Asif Ashraf, director of the Bangladesh Garment Manufacturers and Exporters Association (BGMEA), who was also present at the meeting, described it as an ambitious target in the current economic reality.
"The global apparel market is shrinking. On the other hand, the target given to us is to bring in 20% to 25% of our business from other exporting countries. It is not an easy task in the present reality," he told TBS.
"There is a shortage of gas and electricity in the country, and there are problems relating to customs and ports. If a conducive environment is not ensured by solving these problems, it is not possible to achieve this goal of export," he added.
Mohammad Hatem, executive president of the Bangladesh Knitwear Manufacturers and Exporters Association, who also attended the meeting, said it is possible to export more than the target set by the government.
"But there are some 'ifs and buts'. If these issues are not resolved, there is a possibility that the current fiscal year's exports will decrease by 10%," he said.
He said the main obstacle to achieving the export target is a gas and electricity shortage. The government has raised the price of gas from Tk16 to Tk30, promising to provide uninterrupted supply.
"But there is no uninterrupted supply of gas. If the supply of gas and electricity is not ensured, industrial production will decrease, and so will exports," he added.
Mohammad Hatem said the procedure for releasing cash assistance should be simplified. Cash assistance should be given against the amount of export earnings repatriated directly.
He further said, "Even though there is no VAT on the export goods, exporters are fed up with the tyranny of NBR officials. Such harassment must stop."
He said due to minor mistakes in the HS code, imported goods are stuck at customs for two to three months. Port demurrage has to be paid. This is causing losses for businesses. This kind of situation needs to change.
Stating that there is an opportunity to increase exports in the international market, Hatem said due to the decrease in China's exports to Western countries, including the United States, a gap is being created on the supply side, which there is no one to fill.
"As a result, export orders will increase. If uninterrupted gas, electricity, and other facilities are ensured at this time, it will be possible to export more than the target," he continued.
The commerce ministry said a number of issues have been analysed in determining the export target. Among them are the export target and export earnings of the last two fiscal years, along with the growth trend achieved in the recent fiscal years, cash assistance and policy support given by the government for product and market expansion and diversification, recent trends in world trade, and the impact of the Ukraine war on the domestic and global economies, it said.

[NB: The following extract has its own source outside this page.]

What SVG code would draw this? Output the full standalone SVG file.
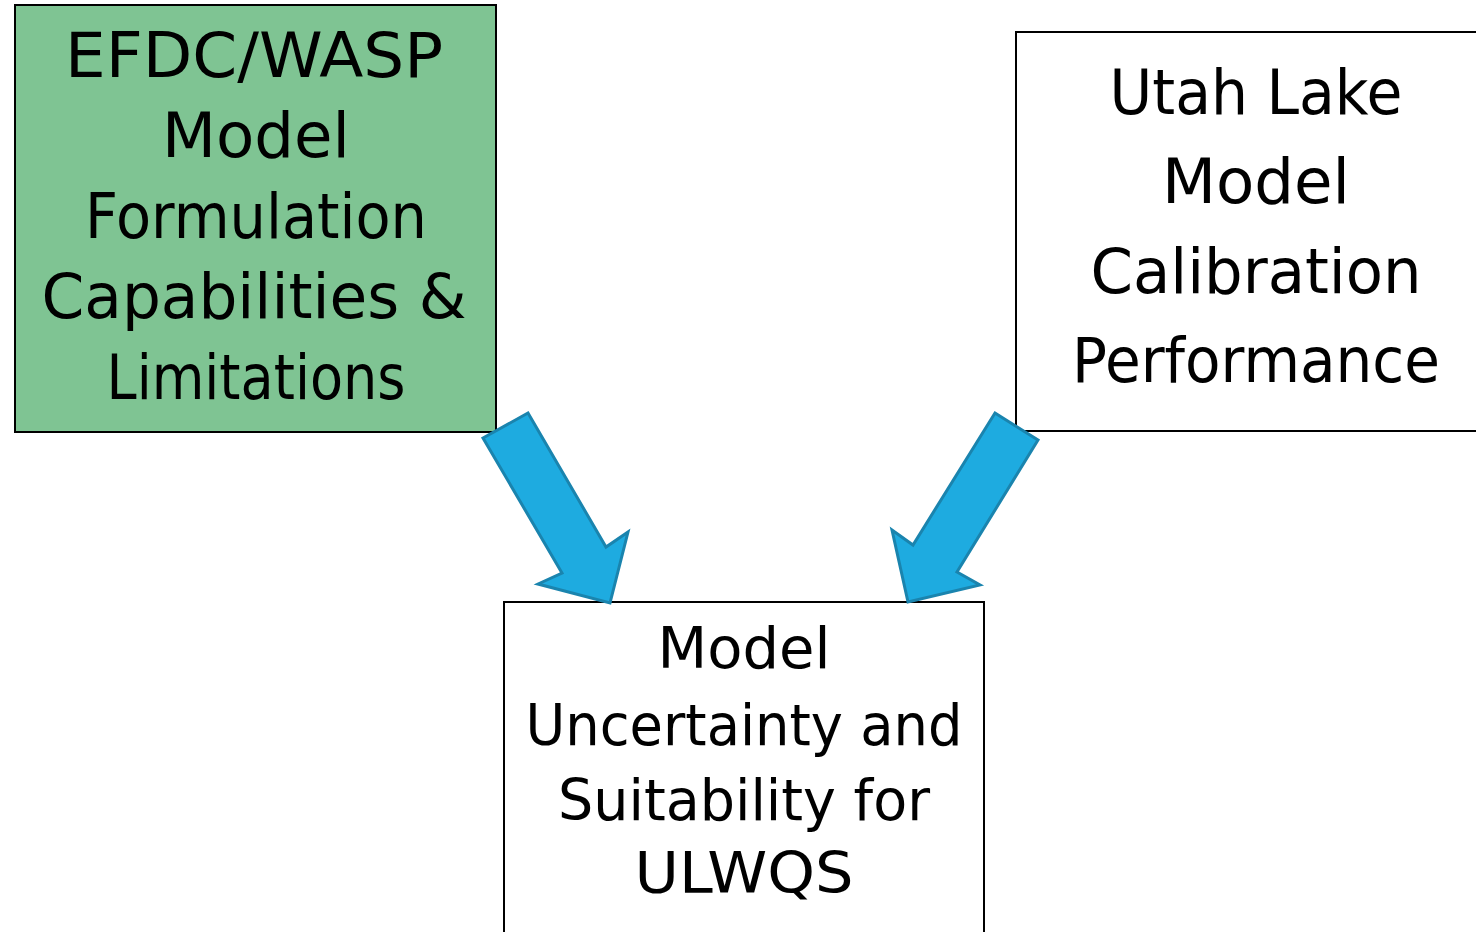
<svg xmlns="http://www.w3.org/2000/svg" width="1476" height="932" viewBox="0 0 1476 932">
<style>
.box{stroke:#000;stroke-width:2}
.t{font-family:"DejaVu Sans","Liberation Sans",sans-serif;fill:#000;text-anchor:middle;font-variant-ligatures:none}
.l{font-size:62px}
.r{font-size:63px}
.b{font-size:57px}
.arrow{fill:#1EABE0;stroke:#1A84AE;stroke-width:3;stroke-linejoin:miter}
</style>
<rect width="1476" height="932" fill="#fff"/>
<g id="node-efdc">
<rect class="box" x="15" y="5" width="481" height="427" fill="#7FC493"/>
<text class="t l" x="254" y="77" textLength="378" lengthAdjust="spacingAndGlyphs">EFDC/WASP</text>
<text class="t l" x="256" y="157" textLength="188" lengthAdjust="spacingAndGlyphs">Model</text>
<text class="t l" x="256" y="238" textLength="342" lengthAdjust="spacingAndGlyphs">Formulation</text>
<text class="t l" x="254" y="318" textLength="425" lengthAdjust="spacingAndGlyphs">Capabilities &amp;</text>
<text class="t l" x="256" y="399" textLength="299" lengthAdjust="spacingAndGlyphs">Limitations</text>
</g>
<g id="node-utah">
<rect class="box" x="1016" y="32" width="480" height="399" fill="#fff"/>
<text class="t r" x="1256" y="114" textLength="293" lengthAdjust="spacingAndGlyphs">Utah Lake</text>
<text class="t r" x="1256" y="203" textLength="188" lengthAdjust="spacingAndGlyphs">Model</text>
<text class="t r" x="1256" y="293" textLength="331" lengthAdjust="spacingAndGlyphs">Calibration</text>
<text class="t r" x="1256" y="382" textLength="368" lengthAdjust="spacingAndGlyphs">Performance</text>
</g>
<g id="node-uncertainty">
<rect class="box" x="504" y="602" width="480" height="340" fill="#fff"/>
<text class="t b" x="744" y="668" textLength="173" lengthAdjust="spacingAndGlyphs">Model</text>
<text class="t b" x="744" y="745" textLength="437" lengthAdjust="spacingAndGlyphs">Uncertainty and</text>
<text class="t b" x="744" y="820" textLength="372" lengthAdjust="spacingAndGlyphs">Suitability for</text>
<text class="t b" x="744" y="893" textLength="219" lengthAdjust="spacingAndGlyphs">ULWQS</text>
</g>
<g id="connectors">
<polygon class="arrow" points="483,438 528,413 606,547 628,532 610,603 538,584 562,573"/>
<polygon class="arrow" points="995,413 1038,440 957,572 980,585 908,602 892,530 913,545"/>
</g>
</svg>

The commerce minister said various organisations have predicted positive growth in most economies in South Asia by the end of this year. If this forecast is correct, then the GDP growth in Bangladesh will be 6.8%.

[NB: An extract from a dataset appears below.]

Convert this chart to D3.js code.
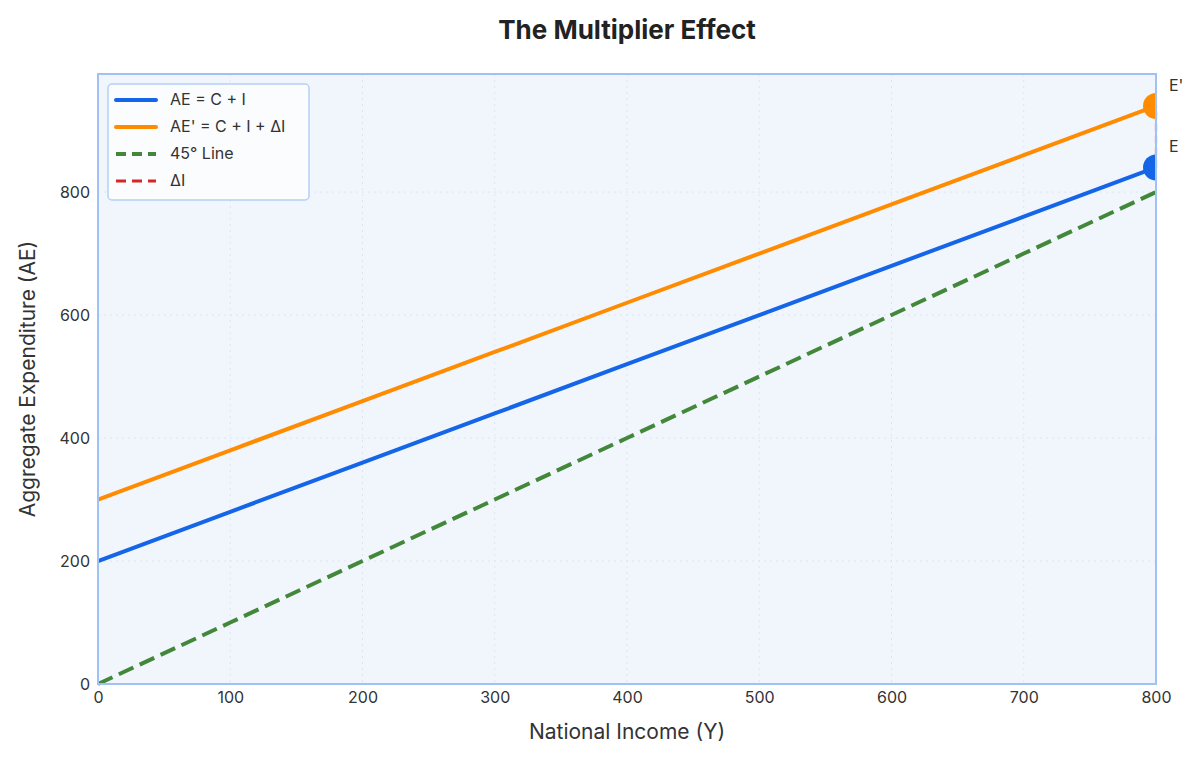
<!DOCTYPE html>
<html>
<head>
<meta charset="utf-8">
<script src="https://cdn.jsdelivr.net/npm/d3@7"></script>
<style>
  body { margin: 0; background: #fff; font-family: Inter, "DejaVu Sans", sans-serif; }
</style>
</head>
<body>
<div id="chart"></div>
<script>
// data
var incomeY = [0, 100, 200, 300, 400, 500, 600, 700, 800];
var aeBase = [200, 280, 360, 440, 520, 600, 680, 760, 840];
var aeNew = [300, 380, 460, 540, 620, 700, 780, 860, 940];
var line45 = [0, 100, 200, 300, 400, 500, 600, 700, 800];
var xTicks = [0, 100, 200, 300, 400, 500, 600, 700, 800];
var yTicks = [0, 200, 400, 600, 800];
var eqPoints = [{ label: "E", x: 800, y: 840, color: "#1565e8" }, { label: "E'", x: 800, y: 940, color: "#ff8c00" }];
var legendLabels = ["AE = C + I", "AE' = C + I + \u0394I", "45\u00b0 Line", "\u0394I"];

var margin = { top: 74, right: 44, bottom: 77, left: 98 },
    width = 1200 - margin.left - margin.right,
    height = 761 - margin.top - margin.bottom;

var svg = d3.select("#chart")
    .append("svg")
    .attr("width", 1200)
    .attr("height", 761)
    .append("g")
    .attr("transform", "translate(" + margin.left + "," + margin.top + ")");

svg.append("clipPath").attr("id", "plotclip")
    .append("rect").attr("width", width).attr("height", height);

var x = d3.scaleLinear().domain([0, 800]).range([0, width]);
var y = d3.scaleLinear().domain([0, 992]).range([height, 0]);

// background
svg.append("rect")
    .attr("width", width)
    .attr("height", height)
    .style("fill", "#f1f6fd");

// grid
svg.append("g").selectAll("line")
    .data(xTicks)
    .enter().append("line")
    .attr("x1", d => x(d)).attr("x2", d => x(d))
    .attr("y1", 0).attr("y2", height)
    .style("stroke", "#dde5f0").style("stroke-dasharray", "2,4");
svg.append("g").selectAll("line")
    .data(yTicks)
    .enter().append("line")
    .attr("y1", d => y(d)).attr("y2", d => y(d))
    .attr("x1", 0).attr("x2", width)
    .style("stroke", "#dde5f0").style("stroke-dasharray", "2,4");

// axes
var xAxis = svg.append("g")
    .attr("transform", "translate(0," + height + ")")
    .call(d3.axisBottom(x).tickValues(xTicks).tickSize(0).tickPadding(8));
var yAxis = svg.append("g")
    .call(d3.axisLeft(y).tickValues(yTicks).tickSize(0).tickPadding(8));
[xAxis, yAxis].forEach(function (a) {
    a.select(".domain").remove();
    a.selectAll("text").style("font-size", "16px").style("fill", "#333").style("font-family", "Inter, sans-serif");
});

// lines
var line = d3.line().x(d => x(d[0])).y(d => y(d[1]));
function pairs(vals) { return incomeY.map((v, i) => [v, vals[i]]); }

svg.append("path")
    .datum(pairs(line45))
    .attr("d", line)
    .style("fill", "none").style("stroke", "#43883a").style("stroke-width", 4)
    .style("stroke-dasharray", "16,7");
svg.append("path")
    .datum(pairs(aeBase))
    .attr("d", line)
    .style("fill", "none").style("stroke", "#1565e8").style("stroke-width", 4);
svg.append("path")
    .datum(pairs(aeNew))
    .attr("d", line)
    .style("fill", "none").style("stroke", "#ff8c00").style("stroke-width", 4);

// delta I
svg.append("line")
    .attr("x1", x(800)).attr("x2", x(800))
    .attr("y1", y(840)).attr("y2", y(940))
    .style("stroke", "#d62728").style("stroke-width", 2.5).style("opacity", 0.35)
    .style("stroke-dasharray", "8,4");

// equilibrium points (clipped at the frame)
svg.append("g").attr("clip-path", "url(#plotclip)")
    .selectAll("circle")
    .data(eqPoints)
    .enter().append("circle")
    .attr("cx", d => x(d.x)).attr("cy", d => y(d.y))
    .attr("r", 13)
    .style("fill", d => d.color);

// frame
svg.append("rect")
    .attr("width", width)
    .attr("height", height)
    .style("fill", "none").style("stroke", "#9fc1f5").style("stroke-width", 2);

svg.selectAll(".ptlabel")
    .data(eqPoints)
    .enter().append("text")
    .attr("x", d => x(d.x) + 13)
    .attr("y", d => y(d.y) - 15)
    .style("font-size", "16px").style("fill", "#333")
    .text(d => d.label);

// legend
var legend = svg.append("g").attr("transform", "translate(10,10)");
legend.append("rect")
    .attr("width", 201).attr("height", 116)
    .attr("rx", 4)
    .style("fill", "#fbfcfe").style("stroke", "#b5d0f5").style("stroke-width", 1.5);
var legendStyles = [
    { color: "#1565e8", dash: null, w: 4 },
    { color: "#ff8c00", dash: null, w: 4 },
    { color: "#43883a", dash: "10,6", w: 4 },
    { color: "#d62728", dash: "10,6", w: 3 }
];
legendLabels.forEach(function (lab, i) {
    var ly = 16 + i * 27;
    legend.append("line")
        .attr("x1", 8).attr("x2", 48).attr("y1", ly).attr("y2", ly)
        .style("stroke", legendStyles[i].color).style("stroke-width", legendStyles[i].w)
        .style("stroke-linecap", legendStyles[i].dash ? "butt" : "round")
        .style("stroke-dasharray", legendStyles[i].dash);
    legend.append("text")
        .attr("x", 62).attr("y", ly + 5)
        .style("font-size", "16px").style("fill", "#333")
        .text(lab);
});

// title
svg.append("text")
    .attr("x", width / 2)
    .attr("y", -35)
    .attr("text-anchor", "middle")
    .style("font-size", "26px").style("font-weight", "bold").style("fill", "#222")
    .text("The Multiplier Effect");

// axis labels
svg.append("text")
    .attr("x", width / 2)
    .attr("y", height + 55)
    .attr("text-anchor", "middle")
    .style("font-size", "21px").style("fill", "#333")
    .text("National Income (Y)");
svg.append("text")
    .attr("transform", "rotate(-90)")
    .attr("x", -height / 2)
    .attr("y", -63)
    .attr("text-anchor", "middle")
    .style("font-size", "21px").style("fill", "#333")
    .text("Aggregate Expenditure (AE)");
</script>
</body>
</html>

Taking into account the forecasts of various international trade organisations so far, the ongoing global slowdown will begin to end by the end of the year, and the world economy will return to growth next year. As a result, the demand of buyers in the main export markets of Bangladesh will increase, he hoped.
Considering the ongoing global and domestic economic situation, MA Razzaque, chairman of the Research and Policy Integration for Development, believes that expecting more than 11% growth in exports is a bit ambitious.
Setting ambitious goals is not a bad thing, he said. "But achieving this will depend on overcoming the dollar crisis. If the dollar crisis is addressed, the gas and power situation will also improve."
The economist said the global economy is recovering much slower than expected. Besides, importance should be given to ensuring that there is no political unrest in Bangladesh for a long time around the upcoming elections.